Interestingly, the "chunky" white sneaker trend (think Balenciaga Triple S) is starting to cool off in favor of "slim-profile" retro trainers. We’re seeing a massive resurgence in 70s and 80s styles—shoes like the Reebok Club C 85 or the Nike Killshot 2. These have a bit of "off-white" or gum-sole accents which actually makes them easier to wear because you aren't obsessing over maintaining a blinding, bleach-white glow.
Common Mistakes Most Guys Make
- Ignoring the weather. If the forecast says 80% chance of rain, leave the white suede at home. Just don't do it.
- The "Breaking In" Delusion. If a leather sneaker hurts in the store, it's probably going to hurt forever. Unlike dress shoes, sneakers shouldn't require a painful three-week initiation period.
- Over-cleaning. You don't need to deep-clean them after every walk. A quick wipe with a damp cloth is enough. Constant soaking ruins the structural integrity of the materials.
- Wrong pants length. If your pants are too long and they bunch up over your white shoes, it hides the silhouette and looks sloppy. A slight crop or a clean taper works best to highlight the footwear.
How to Make Them Last (Actionable Steps)
To actually get your money's worth out of a pair of men casual white shoes, you need a system. It sounds boring, but it works.
- Rotate your pairs. Never wear the same leather shoes two days in a row. They need 24 hours to dry out from the moisture your feet naturally produce.
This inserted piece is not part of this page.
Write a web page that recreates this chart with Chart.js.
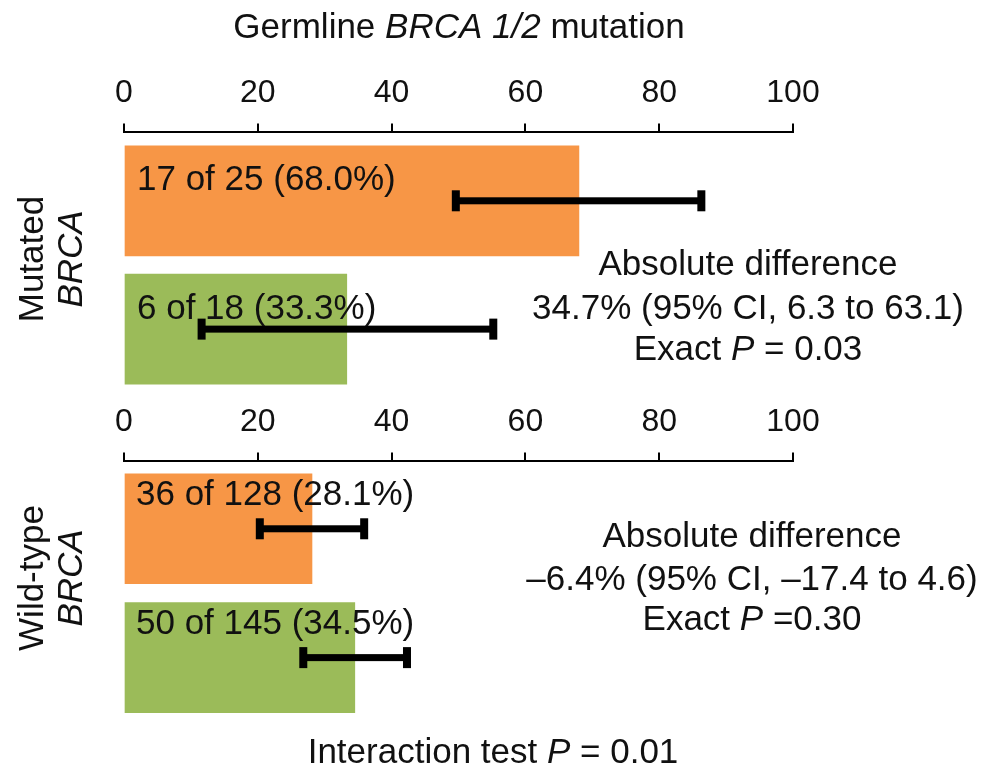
<!DOCTYPE html>
<html>
<head>
<meta charset="utf-8">
<title>Germline BRCA1/2 mutation</title>
<script src="https://cdn.jsdelivr.net/npm/chart.js@4.4.1/dist/chart.umd.min.js"></script>
<style>
  html, body { margin: 0; padding: 0; background: #fff; }
  #wrap { position: relative; width: 982px; height: 769px; overflow: hidden; }
  .panel { position: absolute; left: 0; width: 982px; }
  #topPanel { top: 0; height: 400px; }
  #bottomPanel { top: 380px; height: 389px; }
</style>
</head>
<body>
<div id="wrap">
  <div class="panel" id="topPanel"><canvas id="mutatedChart"></canvas></div>
  <div class="panel" id="bottomPanel"><canvas id="wildChart"></canvas></div>
</div>

<script>
// ---------------- Data ----------------
const xTicks = [0, 20, 40, 60, 80, 100];

const mutatedCounts = [17, 6];
const mutatedTotals = [25, 18];
const mutatedPct = [68.0, 33.3];
const mutatedCiLow = [49.6, 11.6];
const mutatedCiHigh = [86.3, 55.2];

const wildCounts = [36, 50];
const wildTotals = [128, 145];
const wildPct = [28.1, 34.5];
const wildCiLow = [20.3, 26.8];
const wildCiHigh = [35.9, 42.3];

const diffPct = [34.7, -6.4];
const diffCiLow = [6.3, -17.4];
const diffCiHigh = [63.1, 4.6];
const exactP = ['0.03', '0.30'];
const interactionP = '0.01';

const barColors = ['#F79646', '#9BBB59'];

// ---------------- Helpers ----------------
const FONT = '"Liberation Sans", Arial, Helvetica, sans-serif';
const INK = '#111';
const TEXT_SIZE = 35;

function fmt(v) {
  // negative numbers use an en dash, as in print
  return (v < 0 ? '\u2013' : '') + Math.abs(v).toFixed(1);
}

// draw a line of mixed upright/italic runs centred on cx
function drawRuns(ctx, runs, cx, cy, size) {
  const fontFor = it => (it ? 'italic ' : '') + size + 'px ' + FONT;
  let total = 0;
  runs.forEach(([t, it]) => { ctx.font = fontFor(it); total += ctx.measureText(t).width; });
  let x = cx - total / 2;
  ctx.textAlign = 'left';
  ctx.textBaseline = 'middle';
  ctx.fillStyle = INK;
  runs.forEach(([t, it]) => {
    ctx.font = fontFor(it);
    ctx.fillText(t, x, cy);
    x += ctx.measureText(t).width;
  });
}

// error bars, bar labels and the text around each panel
const panelDecor = {
  id: 'panelDecor',
  afterDatasetsDraw(chart, args, opts) {
    const ctx = chart.ctx;
    const xs = chart.scales.x;
    const bars = chart.getDatasetMeta(0).data;
    ctx.save();

    // confidence interval whiskers
    bars.forEach((bar, i) => {
      const x1 = xs.getPixelForValue(opts.ciLow[i]);
      const x2 = xs.getPixelForValue(opts.ciHigh[i]);
      const y = bar.y;
      ctx.fillStyle = '#000';
      ctx.fillRect(x1, y - 3.5, x2 - x1, 7);
      ctx.fillRect(x1 - 4, y - 10.5, 8, 21);
      ctx.fillRect(x2 - 4, y - 10.5, 8, 21);
    });

    // "n of N (pct%)" labels inside the bars
    bars.forEach((bar, i) => {
      ctx.font = TEXT_SIZE + 'px ' + FONT;
      ctx.fillStyle = INK;
      ctx.textAlign = 'left';
      ctx.textBaseline = 'middle';
      const txt = opts.counts[i] + ' of ' + opts.totals[i] + ' (' + opts.pct[i].toFixed(1) + '%)';
      ctx.fillText(txt, xs.getPixelForValue(0) + opts.labelDx, bar.y + opts.labelDy);
    });

    // side group label, rotated
    ctx.save();
    ctx.translate(33, opts.groupY);
    ctx.rotate(-Math.PI / 2);
    drawRuns(ctx, [[opts.group, false]], 0, 0, TEXT_SIZE);
    ctx.restore();
    ctx.save();
    ctx.translate(72, opts.groupY);
    ctx.rotate(-Math.PI / 2);
    drawRuns(ctx, [['BRCA', true]], 0, 0, TEXT_SIZE);
    ctx.restore();

    // absolute difference block
    const k = opts.idx;
    const cx = opts.noteX;
    drawRuns(ctx, [['Absolute difference', false]], cx, opts.noteY[0], TEXT_SIZE);
    drawRuns(ctx, [[fmt(diffPct[k]) + '% (95% CI, ' + fmt(diffCiLow[k]) + ' to ' + fmt(diffCiHigh[k]) + ')', false]], cx, opts.noteY[1], TEXT_SIZE);
    drawRuns(ctx, [['Exact ', false], ['P', true], [opts.eqSep + exactP[k], false]], cx, opts.noteY[2], TEXT_SIZE);

    if (opts.title) drawRuns(ctx, opts.title, 459, 28, TEXT_SIZE);
    if (opts.footer) drawRuns(ctx, opts.footer, 493, opts.footerY, TEXT_SIZE);
    ctx.restore();
  }
};

function makePanel(canvasId, pct, cfg) {
  const ctx = document.getElementById(canvasId).getContext('2d');
  return new Chart(ctx, {
    type: 'bar',
    data: {
      datasets: [{
        data: pct.map((v, i) => ({ x: v, y: i })),
        backgroundColor: barColors,
        borderWidth: 0,
        barThickness: 110
      }]
    },
    options: {
      indexAxis: 'y',
      responsive: true,
      maintainAspectRatio: false,
      animation: false,
      layout: { padding: cfg.padding },
      plugins: {
        legend: { display: false },
        tooltip: { enabled: false },
        panelDecor: cfg.decor
      },
      scales: {
        x: {
          type: 'linear',
          position: 'top',
          min: 0,
          max: 100,
          afterBuildTicks: axis => { axis.ticks = xTicks.map(v => ({ value: v })); },
          ticks: {
            color: INK,
            padding: 11,
            maxRotation: 0,
            font: { family: FONT, size: 32 }
          },
          grid: {
            drawOnChartArea: false,
            drawTicks: true,
            tickLength: 9,
            color: '#000',
            lineWidth: 2
          },
          border: { display: true, color: '#000', width: 2 }
        },
        y: {
          type: 'linear',
          display: false,
          reverse: true,
          offset: false, // bar charts offset the index axis by default
          min: cfg.yMin,
          max: cfg.yMax
        }
      }
    },
    plugins: [panelDecor]
  });
}

// ---------------- Panels ----------------
makePanel('mutatedChart', mutatedPct, {
  padding: { top: 63, left: 124, right: 189, bottom: 8 },
  yMin: -0.533,
  yMax: 1.49,
  decor: {
    idx: 0,
    group: 'Mutated',
    groupY: 259,
    counts: mutatedCounts,
    totals: mutatedTotals,
    pct: mutatedPct,
    ciLow: mutatedCiLow,
    ciHigh: mutatedCiHigh,
    labelDx: 13,
    labelDy: -20,
    noteX: 748,
    noteY: [265, 309, 350],
    eqSep: ' = ',
    title: [['Germline ', false], ['BRCA', true], [' ', false], ['1/2', true], [' mutation', false]]
  }
});

makePanel('wildChart', wildPct, {
  padding: { top: 12, left: 124, right: 189, bottom: 44 },
  yMin: -0.523,
  yMax: 1.523,
  decor: {
    idx: 1,
    group: 'Wild-type',
    groupY: 198,
    counts: wildCounts,
    totals: wildTotals,
    pct: wildPct,
    ciLow: wildCiLow,
    ciHigh: wildCiHigh,
    labelDx: 12,
    labelDy: -33,
    noteX: 752,
    noteY: [157, 200, 240],
    eqSep: ' =',
    footer: [['Interaction test ', false], ['P', true], [' = ' + interactionP, false]],
    footerY: 373
  }
});
</script>
</body>
</html>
This prevents the leather from stretching out and smelling.
- Use shoe trees. Even for sneakers. Cedar shoe trees soak up moisture and keep the toe box from collapsing and wrinkling.
- Waterproofing spray is real. Before you wear them the first time, hit them with a protector spray like Crep Protect. It creates a hydrophobic layer that makes liquids bead off rather than soaking in. It’s not permanent, so re-apply every few weeks if you’re in a city environment.
- The Toothbrush Trick. Keep an old toothbrush in your cleaning kit for the "stitching" areas. Dirt loves to hide in the thread lines, and a big brush won't reach it.
- Store them properly. Don't leave them in direct sunlight by a window. The UV rays will turn the white rubber yellow, a process called oxidation that is incredibly hard to reverse without some serious chemicals (like high-strength hair bleach and UV lamps).
White shoes are a commitment. They’re a statement that you care about the details. If you're willing to put in about five minutes of maintenance a week, they’ll remain the most versatile tool in your style arsenal. If not, maybe stick to grey.